HTML sanitization: the double-encoding trap

I went through a security audit on a project that wasn’t old, but had passed through several teams. After the first pentest round, the auditors found missing backend sanitization.

With proof. Quite disappointing.

Warning: This article is NOT a recommendation to abandon standard HTML entity encoding. This method should only be considered by those who fully understand the security implications and are facing the exact double-encoding problem described here.

# Constraint: sanitize on ingest and output

The security audit gave us two demands:

Sanitize all data coming from client to server on server side;
- Sanitize on Ingest: A “defense in depth” strategy. Never trust user input and clean it before it touches the database. Classic security requirement.
Sanitize all data coming from server to client on client side;
- Sanitize on Output: The modern web development approach. Sanitize data for the specific context it’s being used in (e.g., HTML, CSS, a URL) at the last possible moment. This is considered the most effective way to prevent XSS.

Our stack was standard: a few NestJS microservices and a Next.js frontend. Sanitize on Output is standard React practice. React already protects against HTML injection by default by escaping rendered output. Disabling that is a major anti-pattern.

# The double-encoding issue

Server-side sanitization was easy to add. I started storing strings with & instead of the literal character & in the database. That created a classic double-escaping problem. Because React also escapes output, the & I was carefully storing in the database was rendered literally on the screen as &. The browser never turned it back into an &.

Every online guide and AI assistant suggested the same thing: “Only sanitize on output”! But I couldn’t do that; the security team’s requirement to sanitize on ingest was non-negotiable.

Then the useful question landed: Why, in 2025, am I still using character entities instead of raw Unicode characters?

Comparison list. Not all of these have to be used:

Character entity	Unicode symbol	Security critical
`…`	`…`
`—`	`—`
`–`	`–`
`«`	`«`
`“`	`“`
`‘`	`‘`
`»`	`»`
`”`	`”`
`’`	`’`
`&`	`＆`	✅
`<`	`＜`	✅
`>`	`＞`	✅

The goal was reached. The database contained only safe symbols, and the UI rendered them nicely. But at what price?

Fun fact: one UTF symbol can take less space than a 3+ character ASCII entity.

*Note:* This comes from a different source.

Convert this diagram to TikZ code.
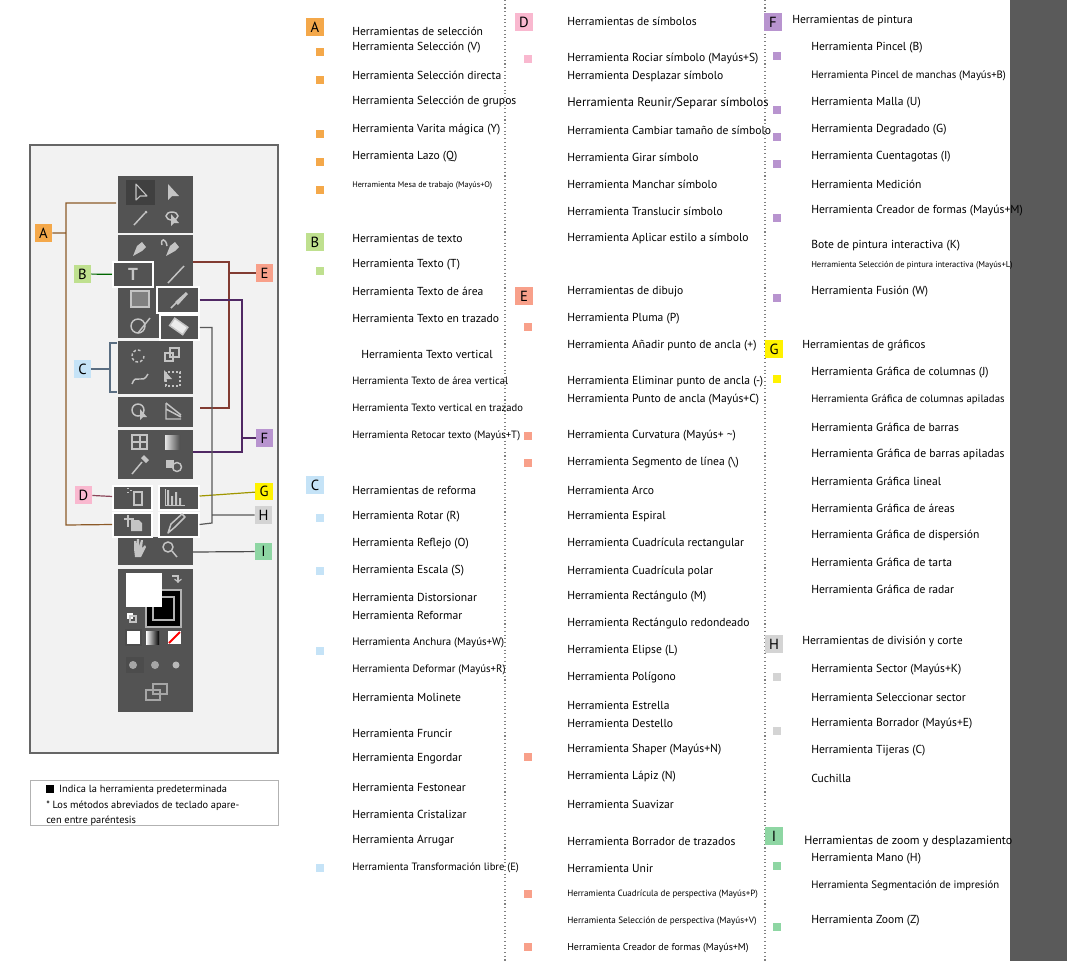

# Trade-offs of Unicode substitution

Legacy systems: If a system still uses KOI8-R and similar, this isn’t for it (legacy email clients, for example). Legacy fate.
This approach has to work consistently across the entire backend.
- Any tech decision has to work consistently.
Database content isn’t pure user input, but is it a real problem?
- You’ll need to migrate old data, ✅
- I have to write SELECT * FROM somewhere WHERE data = "some data＆another data", which could be an issue only for analytical purposes 🤔
  - Anyway, I’ll set up a custom tokenizer in Typesense/Elasticsearch.
- But it’s already prepared to be exported into CSV without additional escaping (as a joke).
I’m not a mobile dev, and I don’t have mobile apps yet. I’ll see (use proper encoding and modern fonts, not from the dinosaur era 🤷).
The underrated point: this process is closer to data transformation than sanitization.

# Verdict: elegant under real constraints

I count it as an elegant trade-off under a real constraint. Perfect-world advice says sanitize on output only. My world ships with audit findings, old data, and production deadlines.